Chair of the Standing Committee on Finance and Economic Affairs
- In office 4 February 2020 – 30 September 2021
- First Deputy: Hadia Tajik
- Second Deputy: Sylvi Listhaug Hans Andreas Limi
- Preceded by: Henrik Asheim
- Succeeded by: Eigil Knutsen

Member of the Storting
- Incumbent
- Assumed office 1 October 2013
- Constituency: Oslo

Personal details
- Born: Mudassar Hussain Kapur 14 December 1976 (age 49) Oslo, Norway
- Party: Conservative
- Children: 3
- Alma mater: BI Norwegian Business School Norwegian School of Economics

= Mudassar Kapur =

Norwegian politician (born 1976)

Mudassar Hussain Kapur (born 14 December 1976) is a Norwegian politician. He is a member of the Conservative Party and has served as a member of the Storting for Oslo since 2013.

==Education==
Kapur studied marketing, branding and management at the BI Norwegian Business School from 1995 to 2000 and earned an MBA in strategic management from the Norwegian School of Economics in 2012.

== Career ==
Kapur began his career in sales and marketing for Royal Dutch Shell in 2000. In 2006, he transitioned into politics as a campaign manager for the Conservative Party where he worked until 2012. The same year, he became a fundraiser for SOS Children's Villages.

=== Local politics ===
He was elected to Oslo city council from the Søndre Nordstrand district in 2011 and served on the Finance Committee. In the 2013 Norwegian parliamentary election he was nominated in the 5th spot on the Conservative Party's ballot and gained a seat in the parliament in the election.

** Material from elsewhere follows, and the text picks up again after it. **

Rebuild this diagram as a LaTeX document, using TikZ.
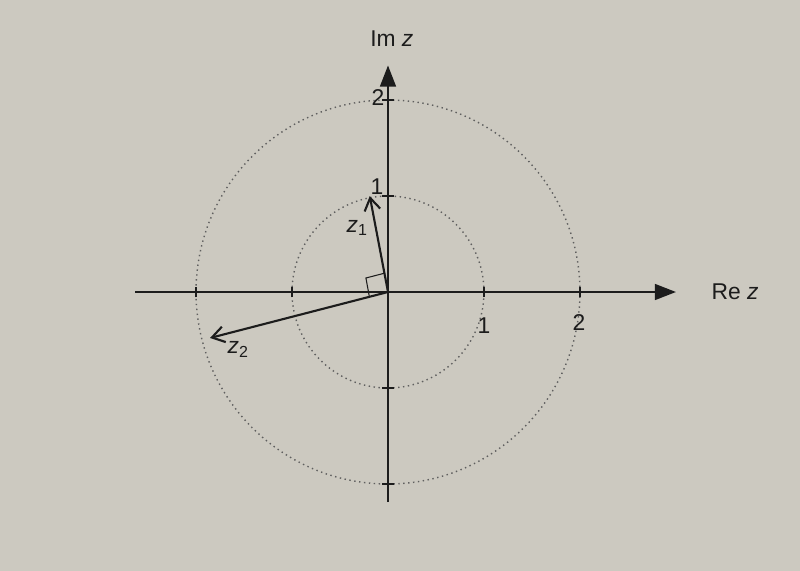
\documentclass[tikz,border=0pt]{standalone}
\usepackage{fontspec}
\setmainfont{Liberation Sans}
\usetikzlibrary{arrows.meta}
\definecolor{paper}{RGB}{204,201,192}
\definecolor{ink}{RGB}{28,28,28}
\definecolor{dotc}{RGB}{95,95,95}
\begin{document}
\begin{tikzpicture}[x=1.92cm,y=1.92cm,
  axis/.style={draw=ink,line width=1.2pt,-{Triangle[length=12pt,width=9pt]}},
  circ/.style={draw=dotc,line width=0.8pt,dotted},
  tick/.style={draw=ink,line width=1pt},
  vec/.style={draw=ink,line width=1.2pt,-{Straight Barb[length=7pt,width=9pt]}},
  lbl/.style={font=\fontsize{13}{15}\selectfont,text=ink,inner sep=0pt}]
\fill[paper] (-4.042,-2.906) rectangle (4.292,3.042);
\useasboundingbox (-4.042,-2.906) rectangle (4.292,3.042);
\coordinate (O) at (0,0);
\coordinate (xs) at (-2.635,0);
\coordinate (xe) at (3.0,0);
\coordinate (ys) at (0,-2.19);
\coordinate (ye) at (0,2.36);
\draw[circ] (O) circle (1);
\draw[circ] (O) circle (2);
\draw[axis] (xs) -- (xe);
\draw[axis] (ys) -- (ye);
\foreach \t in {-2,-1,1,2} {
  \draw[tick] (\t,-0.055) -- (\t,0.055);
  \draw[tick] (-0.06,\t) -- (0.06,\t);
}
\coordinate (z1) at (-0.19,1.0);
\coordinate (z2) at (-1.854,-0.479);
\draw[vec] (O) -- (z1);
\draw[vec] (O) -- (z2);
\draw[ink,line width=0.6pt] (-0.036,0.196) -- (-0.230,0.146) -- (-0.194,-0.050);
\node[lbl] (imz) at (0.04,2.635) {Im \textit{z}};
\node[lbl] (rez) at (3.615,0) {Re \textit{z}};
\node[lbl] (y2) at (-0.104,2.03) {2};
\node[lbl] (y1) at (-0.115,1.10) {1};
\node[lbl] (x1) at (1.0,-0.35) {1};
\node[lbl] (x2) at (1.99,-0.32) {2};
\node[lbl] (lz1) at (-0.32,0.667) {\textit{z}$_{\mathrm{1}}$};
\node[lbl] (lz2) at (-1.56,-0.60) {\textit{z}$_{\mathrm{2}}$};
\end{tikzpicture}
\end{document}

After Morten Steenstrup announced he wouldn't seek re-election as leader of the Oslo Conservatives, the election committee proposed Kapur as the new leader along with Ingeborg Tennes as deputy leader. Both were formally elected at the party's annual meeting on 27 January 2024. The duo were re-elected in 2026.

=== Parliament ===
Kapur was elected to the Storting in the 2013 election and was re-elected in 2017 and 2021.

In the Storting, Kapur served as a member of the Standing Committee on Local Government and Public Administration from 2013 to 2017.

After Henrik Asheim was appointed to the Solberg cabinet, Kapur succeeded him as chair of the Standing Committee on Finance and Economic Affairs. He held this post from February 2020 to September 2021, and was succeeded by Eigil Knutsen.

== Personal life ==
Kapur was born on 14 December 1976 in Oslo. He is of Pakistani descent, his family having immigrated to Norway from Pakistan in 1971, and he was born five years later.

He is married and has a son and a daughter. The family lives in Ekeberg, Oslo.